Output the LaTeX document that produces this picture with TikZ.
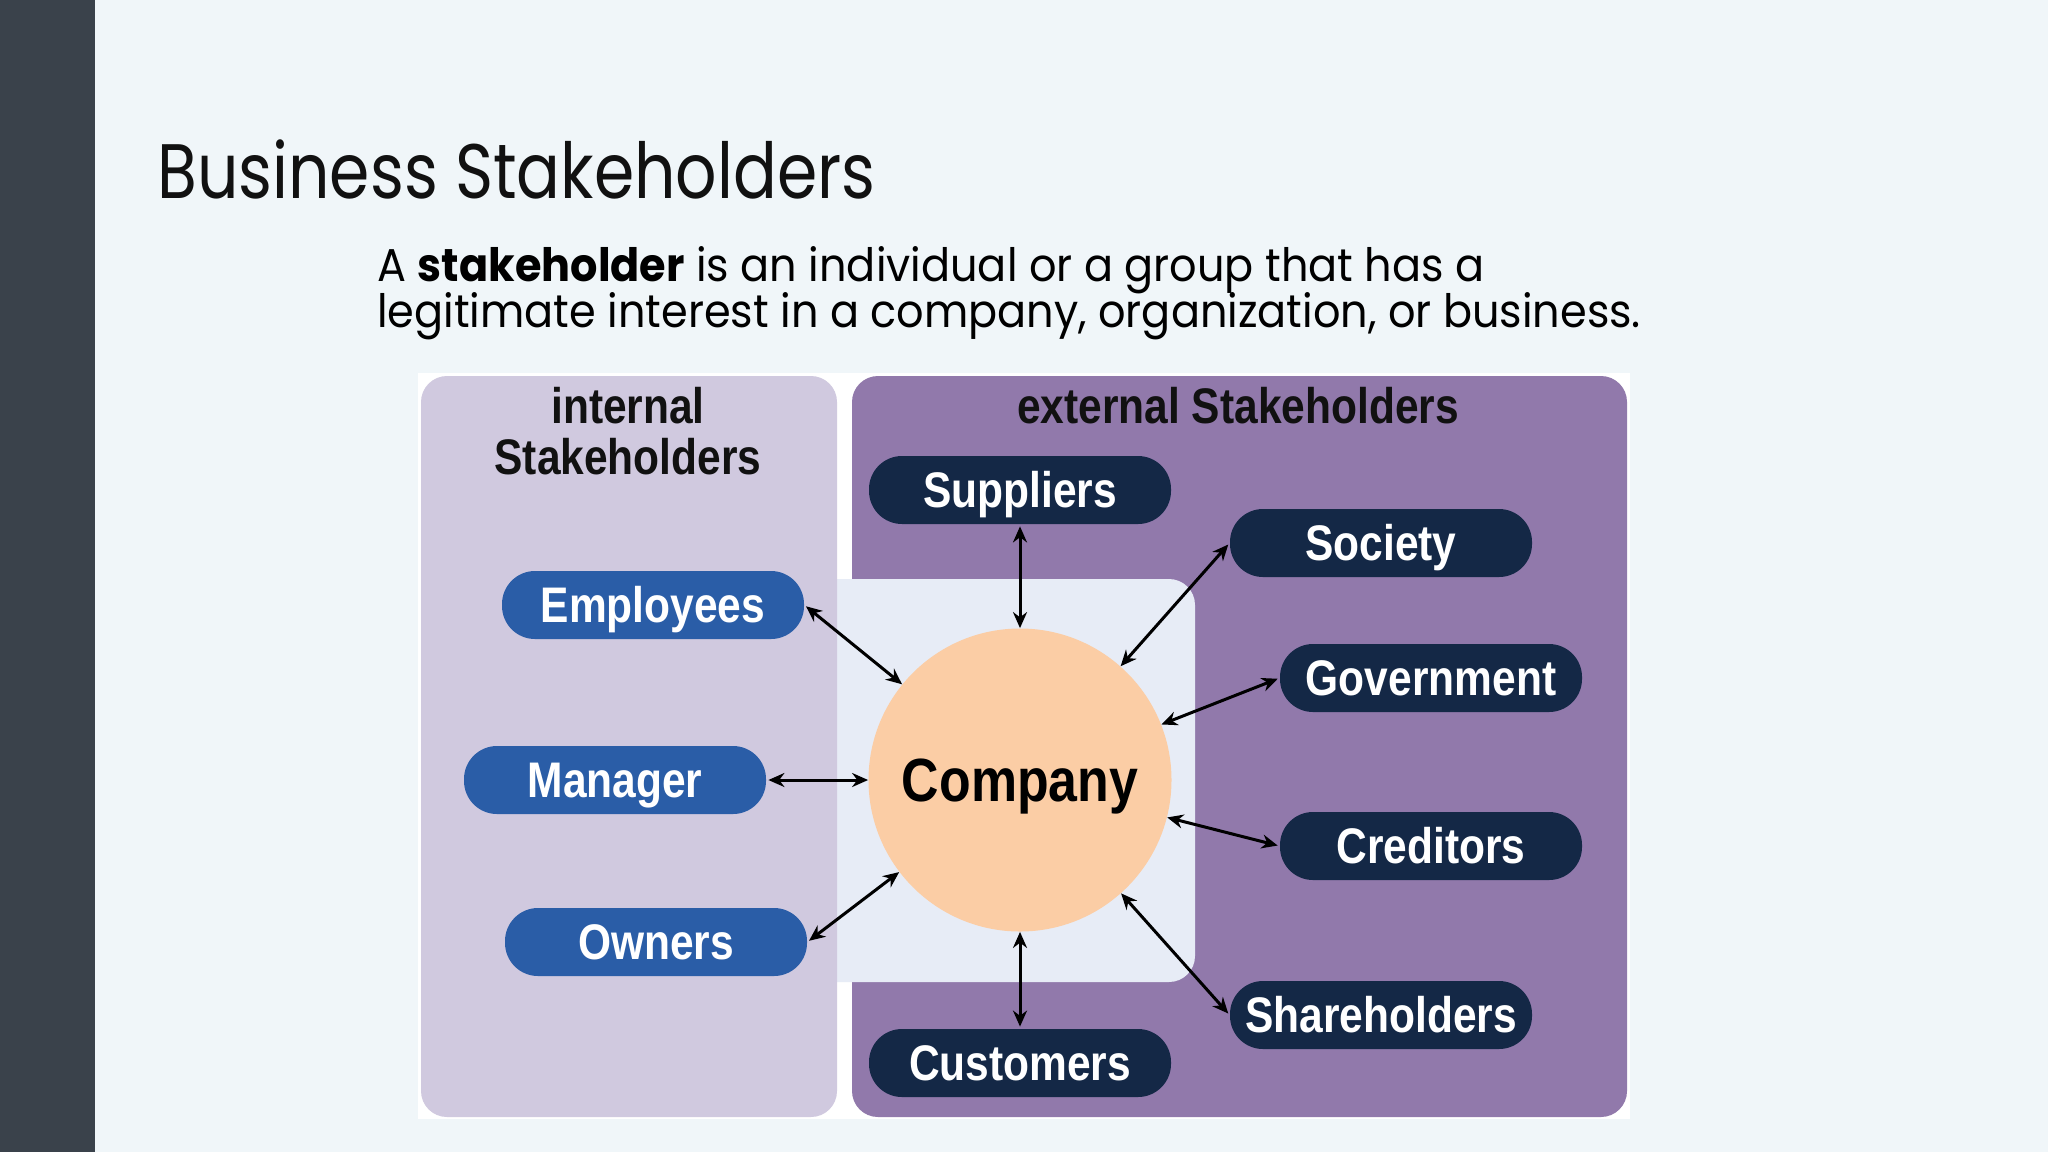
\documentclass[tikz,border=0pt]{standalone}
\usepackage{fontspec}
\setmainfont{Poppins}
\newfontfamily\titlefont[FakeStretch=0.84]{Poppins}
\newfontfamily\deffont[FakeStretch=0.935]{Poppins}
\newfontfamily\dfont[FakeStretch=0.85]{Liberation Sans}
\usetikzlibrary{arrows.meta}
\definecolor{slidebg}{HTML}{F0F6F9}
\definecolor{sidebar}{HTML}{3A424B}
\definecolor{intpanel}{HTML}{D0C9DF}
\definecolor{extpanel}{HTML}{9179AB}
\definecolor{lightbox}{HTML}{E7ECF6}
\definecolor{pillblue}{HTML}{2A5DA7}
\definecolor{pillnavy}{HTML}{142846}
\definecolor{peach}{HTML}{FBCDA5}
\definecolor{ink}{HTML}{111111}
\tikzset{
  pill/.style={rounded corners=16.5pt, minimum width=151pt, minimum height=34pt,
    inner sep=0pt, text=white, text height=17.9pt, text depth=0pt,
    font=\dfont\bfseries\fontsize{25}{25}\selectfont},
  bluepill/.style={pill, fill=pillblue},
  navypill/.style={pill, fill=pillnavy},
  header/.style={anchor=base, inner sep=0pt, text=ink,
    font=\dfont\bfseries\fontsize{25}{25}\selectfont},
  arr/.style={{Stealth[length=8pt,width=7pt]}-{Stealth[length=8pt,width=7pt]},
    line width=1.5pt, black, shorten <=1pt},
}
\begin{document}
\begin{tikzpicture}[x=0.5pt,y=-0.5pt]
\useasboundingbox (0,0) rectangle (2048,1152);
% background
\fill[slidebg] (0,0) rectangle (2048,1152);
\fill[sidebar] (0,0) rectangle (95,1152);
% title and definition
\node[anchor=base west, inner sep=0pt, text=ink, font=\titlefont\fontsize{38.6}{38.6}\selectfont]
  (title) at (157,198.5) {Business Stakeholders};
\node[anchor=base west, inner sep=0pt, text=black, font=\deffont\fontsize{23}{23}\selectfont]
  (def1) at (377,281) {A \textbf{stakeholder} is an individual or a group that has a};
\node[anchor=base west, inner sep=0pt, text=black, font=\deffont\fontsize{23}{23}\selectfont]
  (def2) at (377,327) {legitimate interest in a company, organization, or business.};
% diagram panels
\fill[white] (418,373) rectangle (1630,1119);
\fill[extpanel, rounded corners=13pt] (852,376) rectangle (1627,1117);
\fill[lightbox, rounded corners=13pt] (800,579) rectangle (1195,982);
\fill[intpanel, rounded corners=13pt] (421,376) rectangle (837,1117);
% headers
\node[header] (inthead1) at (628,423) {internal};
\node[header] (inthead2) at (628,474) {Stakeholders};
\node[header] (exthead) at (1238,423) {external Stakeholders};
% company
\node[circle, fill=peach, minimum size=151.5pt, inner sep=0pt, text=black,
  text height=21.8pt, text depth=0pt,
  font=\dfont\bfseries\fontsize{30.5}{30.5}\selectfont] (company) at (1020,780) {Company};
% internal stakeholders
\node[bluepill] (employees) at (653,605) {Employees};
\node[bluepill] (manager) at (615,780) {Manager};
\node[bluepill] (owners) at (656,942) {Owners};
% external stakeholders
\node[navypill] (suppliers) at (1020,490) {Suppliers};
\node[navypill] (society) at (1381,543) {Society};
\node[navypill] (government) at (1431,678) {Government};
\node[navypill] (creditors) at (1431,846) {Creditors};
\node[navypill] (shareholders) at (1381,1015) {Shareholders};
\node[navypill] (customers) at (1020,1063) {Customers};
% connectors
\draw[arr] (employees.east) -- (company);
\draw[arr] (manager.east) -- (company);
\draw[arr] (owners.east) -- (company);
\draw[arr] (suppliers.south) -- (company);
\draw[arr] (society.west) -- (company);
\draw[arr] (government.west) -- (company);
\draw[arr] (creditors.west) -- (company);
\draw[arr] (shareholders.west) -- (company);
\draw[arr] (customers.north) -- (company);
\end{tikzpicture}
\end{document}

----

* **Exercise task**
Repeat the data exactly in full, omitting its pictures.

* **Finished exercise**
Output the LaTeX document that produces this picture with TikZ.
\documentclass[tikz,border=0pt]{standalone}
\usepackage{fontspec}
\setmainfont{Poppins}
\newfontfamily\titlefont[FakeStretch=0.84]{Poppins}
\newfontfamily\deffont[FakeStretch=0.935]{Poppins}
\newfontfamily\dfont[FakeStretch=0.85]{Liberation Sans}
\usetikzlibrary{arrows.meta}
\definecolor{slidebg}{HTML}{F0F6F9}
\definecolor{sidebar}{HTML}{3A424B}
\definecolor{intpanel}{HTML}{D0C9DF}
\definecolor{extpanel}{HTML}{9179AB}
\definecolor{lightbox}{HTML}{E7ECF6}
\definecolor{pillblue}{HTML}{2A5DA7}
\definecolor{pillnavy}{HTML}{142846}
\definecolor{peach}{HTML}{FBCDA5}
\definecolor{ink}{HTML}{111111}
\tikzset{
  pill/.style={rounded corners=16.5pt, minimum width=151pt, minimum height=34pt,
    inner sep=0pt, text=white, text height=17.9pt, text depth=0pt,
    font=\dfont\bfseries\fontsize{25}{25}\selectfont},
  bluepill/.style={pill, fill=pillblue},
  navypill/.style={pill, fill=pillnavy},
  header/.style={anchor=base, inner sep=0pt, text=ink,
    font=\dfont\bfseries\fontsize{25}{25}\selectfont},
  arr/.style={{Stealth[length=8pt,width=7pt]}-{Stealth[length=8pt,width=7pt]},
    line width=1.5pt, black, shorten <=1pt},
}
\begin{document}
\begin{tikzpicture}[x=0.5pt,y=-0.5pt]
\useasboundingbox (0,0) rectangle (2048,1152);
% background
\fill[slidebg] (0,0) rectangle (2048,1152);
\fill[sidebar] (0,0) rectangle (95,1152);
% title and definition
\node[anchor=base west, inner sep=0pt, text=ink, font=\titlefont\fontsize{38.6}{38.6}\selectfont]
  (title) at (157,198.5) {Business Stakeholders};
\node[anchor=base west, inner sep=0pt, text=black, font=\deffont\fontsize{23}{23}\selectfont]
  (def1) at (377,281) {A \textbf{stakeholder} is an individual or a group that has a};
\node[anchor=base west, inner sep=0pt, text=black, font=\deffont\fontsize{23}{23}\selectfont]
  (def2) at (377,327) {legitimate interest in a company, organization, or business.};
% diagram panels
\fill[white] (418,373) rectangle (1630,1119);
\fill[extpanel, rounded corners=13pt] (852,376) rectangle (1627,1117);
\fill[lightbox, rounded corners=13pt] (800,579) rectangle (1195,982);
\fill[intpanel, rounded corners=13pt] (421,376) rectangle (837,1117);
% headers
\node[header] (inthead1) at (628,423) {internal};
\node[header] (inthead2) at (628,474) {Stakeholders};
\node[header] (exthead) at (1238,423) {external Stakeholders};
% company
\node[circle, fill=peach, minimum size=151.5pt, inner sep=0pt, text=black,
  text height=21.8pt, text depth=0pt,
  font=\dfont\bfseries\fontsize{30.5}{30.5}\selectfont] (company) at (1020,780) {Company};
% internal stakeholders
\node[bluepill] (employees) at (653,605) {Employees};
\node[bluepill] (manager) at (615,780) {Manager};
\node[bluepill] (owners) at (656,942) {Owners};
% external stakeholders
\node[navypill] (suppliers) at (1020,490) {Suppliers};
\node[navypill] (society) at (1381,543) {Society};
\node[navypill] (government) at (1431,678) {Government};
\node[navypill] (creditors) at (1431,846) {Creditors};
\node[navypill] (shareholders) at (1381,1015) {Shareholders};
\node[navypill] (customers) at (1020,1063) {Customers};
% connectors
\draw[arr] (employees.east) -- (company);
\draw[arr] (manager.east) -- (company);
\draw[arr] (owners.east) -- (company);
\draw[arr] (suppliers.south) -- (company);
\draw[arr] (society.west) -- (company);
\draw[arr] (government.west) -- (company);
\draw[arr] (creditors.west) -- (company);
\draw[arr] (shareholders.west) -- (company);
\draw[arr] (customers.north) -- (company);
\end{tikzpicture}
\end{document}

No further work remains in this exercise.